«Возвращение» Горького было грандиозным политическим событием. Без преувеличения можно было бы сказать, что оно было главным политическим событием года, если бы не то, что оно совпало с другим политическим событием, для Сталина не менее важным.
В то самое время, когда Горького, чествуя высокого гостя, возили по заводам и фабрикам, институтам, редакциям газет и другим учреждениям, под председательством А.Я. Вышинского (громкая известность его была еще впереди) разворачивался «открытый» судебный процесс над «инженерами-вредителями». Это было знаменитое «Шахтинское дело». В Шахтинском районе Донбасса была якобы раскрыта крупная вредительская организация, созданная бывшими шахтовладельцами и группой инженеров — старых специалистов. Руководили «шахтинцами», как утверждалось в обвинительном заключении, из-за границы, из так называемого «парижского центра», объединившего крупнейших русских капиталистов-эмигрантов.
Ход этого процесса (он проходил с 15 мая по 5 июля) подробно освещался во всех тогдашних газетах.
Давно уже не секрет, что дело это было чистейшей воды липой — первой ласточкой в череде фальсифицированных судебных процессов, срежиссированных, а затем и поставленных Лубянкой.
На разных собраниях и торжественных встречах Горького постоянно побуждали к тому, чтобы он высказал свое отношение к этому процессу. Но он отмалчивался.

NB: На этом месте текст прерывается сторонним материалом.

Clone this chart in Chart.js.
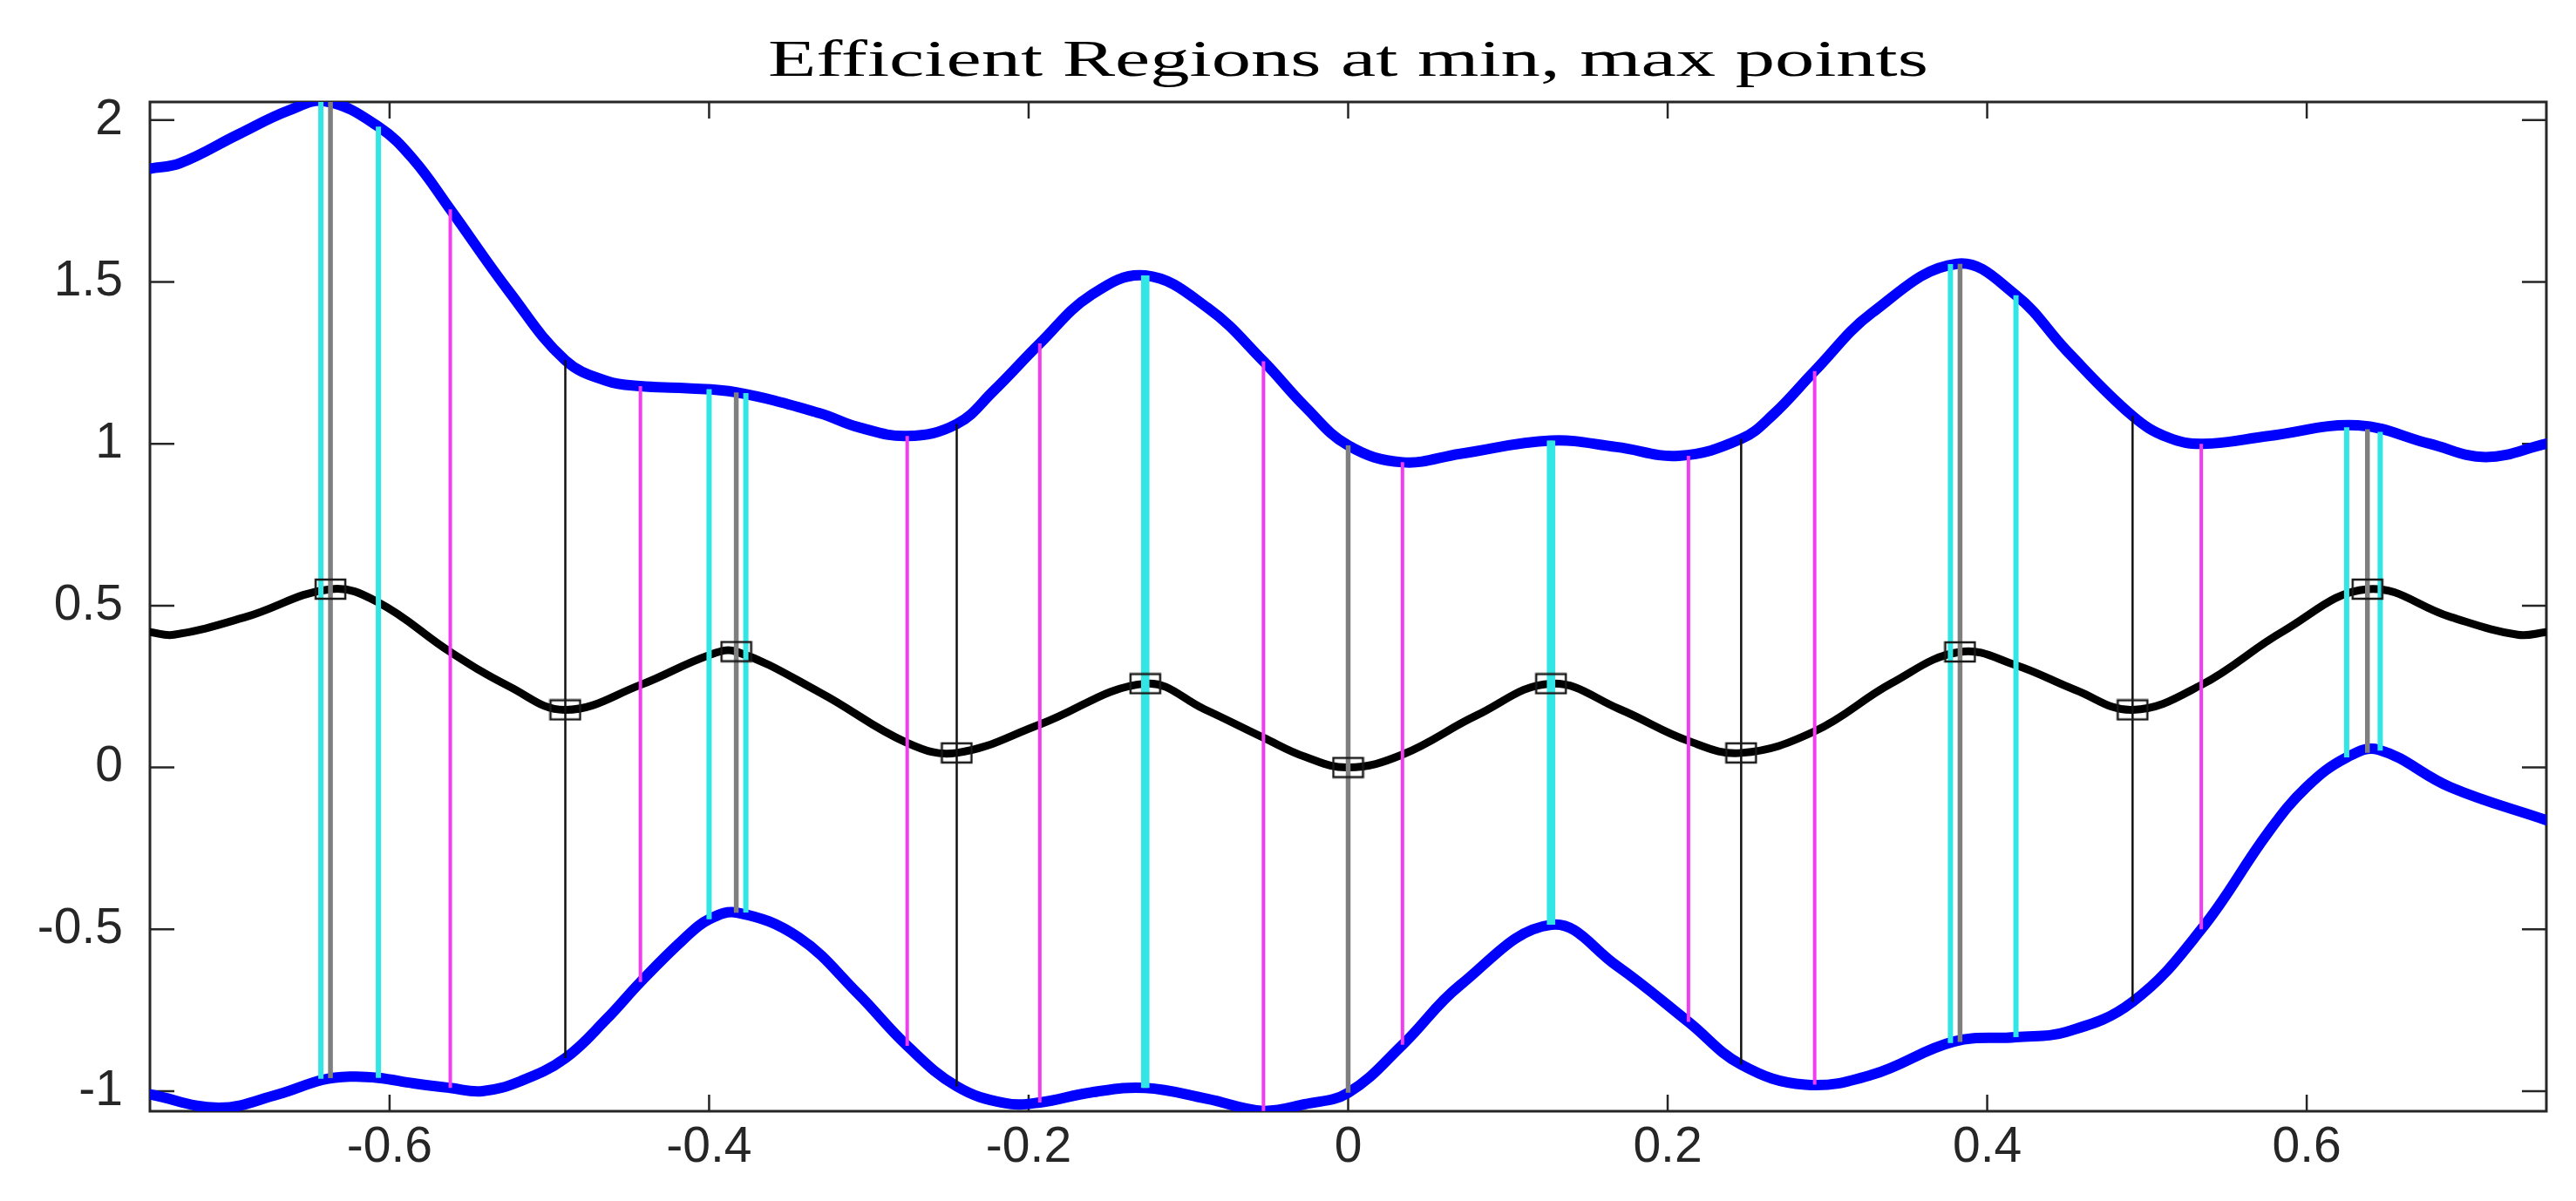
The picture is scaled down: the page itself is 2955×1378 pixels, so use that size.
<!DOCTYPE html>
<html>
<head>
<meta charset="utf-8">
<script src="https://cdn.jsdelivr.net/npm/chart.js@4.4.0/dist/chart.umd.min.js"></script>
<style>
  html, body { margin: 0; padding: 0; background: #fff; }
  #wrap { width: 2955px; height: 1378px; }
</style>
</head>
<body>
<div id="wrap"><canvas id="myChart"></canvas></div>
<script>
// values
const titleText = 'Efficient Regions at min, max points';
const xTicks = [-0.6, -0.4, -0.2, 0, 0.2, 0.4, 0.6];
const yTicks = [-1, -0.5, 0, 0.5, 1, 1.5, 2];

const upperX = [-0.75, -0.731, -0.695, -0.663, -0.64, -0.607, -0.585, -0.562, -0.525, -0.49, -0.464, -0.443, -0.416, -0.383, -0.331, -0.307, -0.276, -0.245, -0.222, -0.193, -0.161, -0.127, -0.088, -0.053, -0.027, 0, 0.034, 0.07, 0.127, 0.168, 0.207, 0.246, 0.266, 0.292, 0.328, 0.381, 0.418, 0.45, 0.491, 0.513, 0.535, 0.576, 0.632, 0.677, 0.712, 0.75];
const upperY = [1.85, 1.867, 1.955, 2.03, 2.058, 1.98, 1.878, 1.724, 1.469, 1.258, 1.194, 1.178, 1.172, 1.159, 1.095, 1.052, 1.024, 1.061, 1.163, 1.31, 1.459, 1.52, 1.42, 1.255, 1.115, 0.995, 0.943, 0.969, 1.01, 0.99, 0.963, 1.015, 1.09, 1.225, 1.405, 1.556, 1.459, 1.286, 1.086, 1.02, 1.0, 1.024, 1.057, 1.0, 0.959, 1.0];

const lowerX = [-0.75, -0.707, -0.67, -0.642, -0.624, -0.607, -0.585, -0.562, -0.542, -0.518, -0.49, -0.464, -0.443, -0.416, -0.4, -0.382, -0.344, -0.307, -0.276, -0.245, -0.215, -0.193, -0.161, -0.127, -0.088, -0.053, -0.027, 0, 0.034, 0.07, 0.127, 0.168, 0.213, 0.246, 0.286, 0.328, 0.379, 0.418, 0.45, 0.491, 0.534, 0.576, 0.6, 0.625, 0.645, 0.69, 0.75];
const lowerY = [-1.01, -1.051, -1.01, -0.965, -0.955, -0.959, -0.976, -0.99, -1.0, -0.969, -0.898, -0.776, -0.663, -0.531, -0.469, -0.449, -0.525, -0.698, -0.86, -0.985, -1.037, -1.035, -1.004, -0.99, -1.024, -1.061, -1.04, -1.005, -0.857, -0.673, -0.486, -0.612, -0.786, -0.918, -0.98, -0.949, -0.847, -0.833, -0.816, -0.724, -0.5, -0.2, -0.06, 0.031, 0.055, -0.061, -0.163];

const midX = [-0.75, -0.735, -0.69, -0.637, -0.607, -0.562, -0.525, -0.49, -0.443, -0.4, -0.383, -0.33, -0.276, -0.245, -0.193, -0.127, -0.09, -0.053, -0.027, 0, 0.034, 0.08, 0.127, 0.17, 0.213, 0.246, 0.292, 0.34, 0.383, 0.418, 0.455, 0.491, 0.534, 0.585, 0.638, 0.69, 0.732, 0.75];
const midY = [0.418, 0.41, 0.465, 0.551, 0.51, 0.357, 0.25, 0.178, 0.255, 0.347, 0.358, 0.23, 0.076, 0.045, 0.133, 0.259, 0.18, 0.092, 0.033, 0, 0.04, 0.16, 0.259, 0.18, 0.082, 0.045, 0.112, 0.26, 0.357, 0.316, 0.24, 0.178, 0.255, 0.42, 0.551, 0.465, 0.41, 0.418];

// min / max points of the middle curve
const extX = [-0.637, -0.49, -0.383, -0.245, -0.127, 0, 0.127, 0.246, 0.383, 0.491, 0.638];
const extY = [0.551, 0.178, 0.358, 0.045, 0.259, 0, 0.259, 0.045, 0.357, 0.178, 0.551];

// vertical region lines (x, bottom, top)
const cyanX  = [-0.643, -0.607, -0.4, -0.377, -0.128, -0.126, 0.126, 0.128, 0.377, 0.418, 0.625, 0.646];
const cyanLo = [-0.962, -0.959, -0.469, -0.448, -0.99, -0.99, -0.486, -0.486, -0.851, -0.833, 0.031, 0.052];
const cyanHi = [2.057, 1.98, 1.169, 1.157, 1.52, 1.52, 1.01, 1.01, 1.555, 1.459, 1.051, 1.037];

const grayX  = [-0.637, -0.383, -0.127, 0, 0.127, 0.383, 0.638];
const grayLo = [-0.96, -0.449, -0.99, -1.005, -0.486, -0.848, 0.045];
const grayHi = [2.058, 1.159, 1.52, 0.995, 1.01, 1.556, 1.045];

const blackX  = [-0.49, -0.245, 0.246, 0.491];
const blackLo = [-0.898, -0.985, -0.918, -0.724];
const blackHi = [1.258, 1.061, 1.015, 1.086];

const magentaX  = [-0.562, -0.443, -0.276, -0.193, -0.053, 0.034, 0.213, 0.292, 0.534];
const magentaLo = [-0.99, -0.663, -0.86, -1.035, -1.061, -0.857, -0.786, -0.98, -0.5];
const magentaHi = [1.724, 1.178, 1.024, 1.31, 1.255, 0.943, 0.963, 1.225, 1.0];

const axisColor = '#262626';

function pts(xs, ys) {
    return xs.map((x, i) => ({ x: x, y: ys[i] }));
}

function segments(xs, lo, hi) {
    const out = [];
    xs.forEach((x, i) => {
        out.push({ x: x, y: lo[i] }, { x: x, y: hi[i] }, { x: x, y: null });
    });
    return out;
}

// open square marker (comes out wide in the original figure)
const marker = document.createElement('canvas');
marker.width = 38;
marker.height = 26;
const mctx = marker.getContext('2d');
mctx.strokeStyle = '#1a1a1a';
mctx.lineWidth = 2.5;
mctx.strokeRect(2, 2, 34, 22);

function vline(data, color, width) {
    return {
        data: data,
        borderColor: color,
        borderWidth: width,
        pointRadius: 0,
        tension: 0,
        spanGaps: false,
        fill: false
    };
}

function curve(data, color, width) {
    return {
        data: data,
        borderColor: color,
        borderWidth: width,
        pointRadius: 0,
        tension: 0.4,
        borderCapStyle: 'round',
        borderJoinStyle: 'round'
    };
}

// box with inward ticks on all four sides
const boxPlugin = {
    id: 'box',
    beforeDatasetsDraw(chart) {
        const ctx = chart.ctx;
        const a = chart.chartArea;
        const xs = chart.scales.x;
        const ys = chart.scales.y;
        ctx.save();
        ctx.strokeStyle = axisColor;
        ctx.lineWidth = 3;
        ctx.strokeRect(a.left, a.top, a.right - a.left, a.bottom - a.top);
        ctx.lineWidth = 2.5;
        ctx.beginPath();
        xTicks.forEach(v => {
            const px = xs.getPixelForValue(v);
            ctx.moveTo(px, a.bottom);
            ctx.lineTo(px, a.bottom - 19);
            ctx.moveTo(px, a.top);
            ctx.lineTo(px, a.top + 19);
        });
        yTicks.forEach(v => {
            const py = ys.getPixelForValue(v);
            ctx.moveTo(a.left, py);
            ctx.lineTo(a.left + 28, py);
            ctx.moveTo(a.right, py);
            ctx.lineTo(a.right - 28, py);
        });
        ctx.stroke();
        ctx.restore();
    }
};

// title, centred over the plot box and stretched like the original export
const titlePlugin = {
    id: 'wideTitle',
    afterDraw(chart) {
        const ctx = chart.ctx;
        const a = chart.chartArea;
        ctx.save();
        ctx.font = '60px "Liberation Serif", "DejaVu Serif", serif';
        ctx.fillStyle = '#000000';
        ctx.textBaseline = 'alphabetic';
        ctx.textAlign = 'center';
        const w = ctx.measureText(titleText).width;
        const sx = 1331 / w;
        ctx.translate((a.left + a.right) / 2, 87);
        ctx.scale(sx, 1);
        ctx.fillText(titleText, 0, 0);
        ctx.restore();
    }
};

const ctx = document.getElementById('myChart').getContext('2d');
const myChart = new Chart(ctx, {
    type: 'line',
    data: {
        datasets: [
            {
                type: 'scatter',
                data: pts(extX, extY),
                showLine: false,
                pointStyle: marker,
                pointRadius: 12
            },
            vline(segments(cyanX, cyanLo, cyanHi), '#33e6e6', 6),
            vline(segments(magentaX, magentaLo, magentaHi), '#f23cf0', 4),
            vline(segments(blackX, blackLo, blackHi), '#111111', 2.5),
            vline(segments(grayX, grayLo, grayHi), '#7f7f7f', 5.5),
            curve(pts(midX, midY), '#000000', 9),
            curve(pts(upperX, upperY), '#0000ff', 12),
            curve(pts(lowerX, lowerY), '#0000ff', 12)
        ]
    },
    options: {
        responsive: true,
        maintainAspectRatio: false,
        devicePixelRatio: 1,
        animation: false,
        layout: {
            padding: { left: 0, right: 34, top: 117, bottom: 0 }
        },
        plugins: {
            legend: { display: false },
            tooltip: { enabled: false },
            title: { display: false }
        },
        scales: {
            x: {
                type: 'linear',
                min: -0.75,
                max: 0.75,
                afterBuildTicks: scale => { scale.ticks = xTicks.map(v => ({ value: v })); },
                afterFit: scale => { scale.height = 103; },
                grid: { display: false, drawTicks: false },
                border: { display: false },
                ticks: {
                    color: axisColor,
                    padding: 8,
                    maxRotation: 0,
                    font: { family: '"Liberation Sans", Arial, sans-serif', size: 57 },
                    callback: v => String(v)
                }
            },
            y: {
                type: 'linear',
                min: -1.062,
                max: 2.056,
                afterBuildTicks: scale => { scale.ticks = yTicks.map(v => ({ value: v })); },
                afterFit: scale => { scale.width = 172; },
                grid: { display: false, drawTicks: false },
                border: { display: false },
                ticks: {
                    color: axisColor,
                    padding: 31,
                    font: { family: '"Liberation Sans", Arial, sans-serif', size: 57 },
                    callback: v => String(v)
                }
            }
        }
    },
    plugins: [boxPlugin, titlePlugin]
});
</script>
</body>
</html>
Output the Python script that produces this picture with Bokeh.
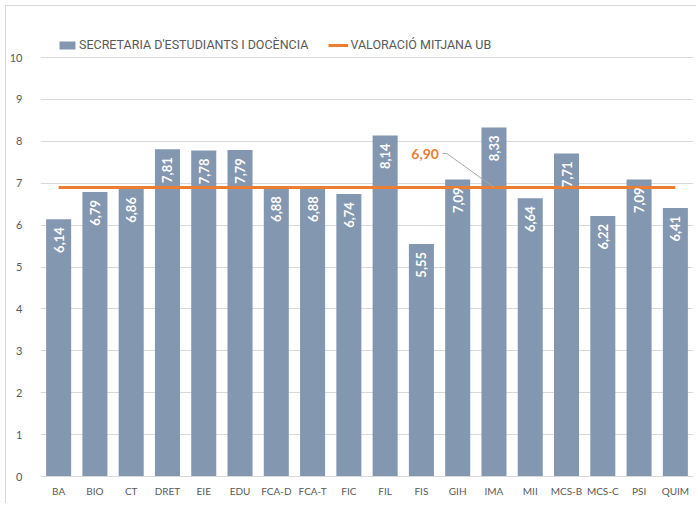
import math
from bokeh.plotting import figure
from bokeh.models import ColumnDataSource, Legend, LegendItem, FactorRange, Range1d, FixedTicker
from bokeh.core.properties import value
from bokeh.embed import file_html
from bokeh.resources import INLINE

categories = ["BA", "BIO", "CT", "DRET", "EIE", "EDU", "FCA-D", "FCA-T", "FIC", "FIL",
              "FIS", "GIH", "IMA", "MII", "MCS-B", "MCS-C", "PSI", "QUIM"]
scores = [6.14, 6.79, 6.86, 7.81, 7.78, 7.79, 6.88, 6.88, 6.74, 8.14,
          5.55, 7.09, 8.33, 6.64, 7.71, 6.22, 7.09, 6.41]
mean_value = 6.90
mean_label_category = "IMA"
y_ticks = [0, 1, 2, 3, 4, 5, 6, 7, 8, 9, 10]

BAR = "#8497b0"
ORANGE = "#ed7d31"
FONT = "Lato"
LEGEND_FONT = "Roboto"

labels = [f"{v:.2f}".replace(".", ",") for v in scores]
src = ColumnDataSource(dict(cat=categories, val=scores, lab=labels,
                            mean=[mean_value] * len(categories)))

p = figure(width=691, height=498, x_range=FactorRange(*categories, range_padding=0),
           y_range=Range1d(0, 10.645), output_backend="svg", toolbar_location=None,
           min_border_left=33, min_border_right=4, min_border_top=24, min_border_bottom=28)
p.outline_line_color = None
p.styles = {"margin-left": "5px", "margin-top": "5px",
            "border-top": "1px solid #d9d9d9", "border-left": "1px solid #d9d9d9"}

bars = p.vbar(x="cat", top="val", width=0.69, source=src, fill_color=BAR, line_color=None)
line = p.line(x="cat", y="mean", source=src, line_color=ORANGE, line_width=3)

p.text(x="cat", y="val", text="lab", source=src, angle=math.pi / 2,
       text_align="right", text_baseline="middle", y_offset=8,
       text_color="white", text_font=value(FONT), text_font_style="bold",
       text_font_size="13px")

# mean data label with leader line (leader drawn in synthetic categorical coords)
idx = categories.index(mean_label_category) + 0.5
p.line(x=[idx - 1.41, idx - 1.30, idx], y=[mean_value + 0.81, mean_value + 0.81, mean_value],
       line_color="#a6a6a6", line_width=1)
p.text(x=[mean_label_category], y=[mean_value], text=[f"{mean_value:.2f}".replace(".", ",")],
       x_offset=-55, y_offset=-33, text_align="right", text_baseline="middle",
       text_color=ORANGE, text_font=value(FONT), text_font_style="bold", text_font_size="14px")

p.yaxis.ticker = FixedTicker(ticks=y_ticks)
p.yaxis.axis_line_color = None
p.yaxis.major_tick_line_color = None
p.yaxis.minor_tick_line_color = None
p.yaxis.major_label_text_color = "#595959"
p.yaxis.major_label_text_font = FONT
p.yaxis.major_label_text_font_size = "11px"
p.yaxis.major_label_standoff = 12

p.xaxis.axis_line_color = "#d9d9d9"
p.xaxis.major_tick_line_color = None
p.xaxis.minor_tick_line_color = None
p.xaxis.major_label_text_color = "#595959"
p.xaxis.major_label_text_font = FONT
p.xaxis.major_label_text_font_size = "10px"
p.xaxis.major_label_standoff = 2

p.xgrid.grid_line_color = None
p.ygrid.grid_line_color = "#d9d9d9"

legend = Legend(items=[LegendItem(label="SECRETARIA D'ESTUDIANTS I DOCÈNCIA", renderers=[bars]),
                       LegendItem(label="VALORACIÓ MITJANA UB", renderers=[line])],
                orientation="horizontal", location=(17, 424), border_line_color=None,
                background_fill_alpha=0,
                label_text_font=LEGEND_FONT, label_text_font_size="12.5px", label_text_color="#595959",
                glyph_width=20, glyph_height=10, label_height=14, spacing=20, padding=0, margin=0,
                label_standoff=2)
p.add_layout(legend, "center")

open("out.html", "w").write(file_html(p, INLINE))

5 июля (Горького в это время возили уже по стране, и в каждом городе его встречали восторженные толпы народа) суд вынес подсудимым приговор: пятеро из них были расстреляны, остальные (их было больше сорока) получили разные лагерные сроки. Все советские газеты были полны проклятиями в адрес разоблаченных злодеев-вредителей. Сталину, разумеется, было крайне важно, чтобы великий гуманист санкционировал эту акцию — первый его, сталинский «пробный шар». Но великий гуманист и тут промолчал: не откликнулся на это событие ни единым словом.
Два года спустя «Шахтинское дело» получило продолжение и развитие.
3 сентября 1930 года — по специальному постановлению Политбюро — в газетах (в хронике) было опубликовано следующее сообщение:
ОГПУ арестованы: Кондратьев Николай Дмитриевич, Громан Владимир Густавович, Садырин Павел Александрович, Чаянов Александр Васильевич, Юровский Леонтий Наумович, Суханов (Гиммер) Николай Николаевич, Макаров Николай Павлович, Рамзин Николай Константинович, Базаров Владимир Александрович и другие как участники и руководители контрреволюционных организаций, поставивших целью свержение Советской власти и восстановление власти помещиков и капиталистов.
Арестованные признали свою руководящую роль в этих контрреволюционных организациях и свою связь с вредительскими организациями специалистов, в том числе и с шахтинцами.
Следствие продолжается.
На этот раз отмолчаться Горький уже не мог.
За минувшие два года отношения его со Сталиным вошли в новую, другую фазу. Во-первых, вопрос о возвращении его в СССР был уже им решен окончательно и бесповоротно. А во-вторых, — и это, пожалуй, главное, — Горький к этому времени уже твердо усвоил, что Сталин не «один из» членов «коллективного руководства», а — «Хозяин», «Ленин сегодня».
Было бы, однако, большим упрощением представить его позицию по отношению к новому раскрытому контрреволюционному заговору как не отвечающую его истинным представлениям о существе дела.
Сейчас уже доподлинно известно, что никакой «Пром-партии» никогда не существовало, что один из главных «заговорщиков» Н.К. Рамзин сотрудничал с ОГПУ задолго до начала процесса и помог следствию состряпать всю эту липу и получить «чистосердечные признания» от других обвиняемых, за что был потом щедро вознагражден «правительством и партией».
В сентябре 1930-го Горький знать этого, разумеется, не мог. Но понять, что от «дела Промпартии» густо несет липой, мог бы вполне. Ведь он читал не только фальшивые признания обвиняемых, подготовленные для него Ягодой, но и эмигрантскую прессу. (Я уже не говорю о том, что некоторых обвиняемых по этому делу он давно и хорошо знал лично.)
Кстати, читать об этом ему приходилось не только газетные комментарии, но и личные обращения к нему разных, тоже давно и хорошо ему знакомых людей.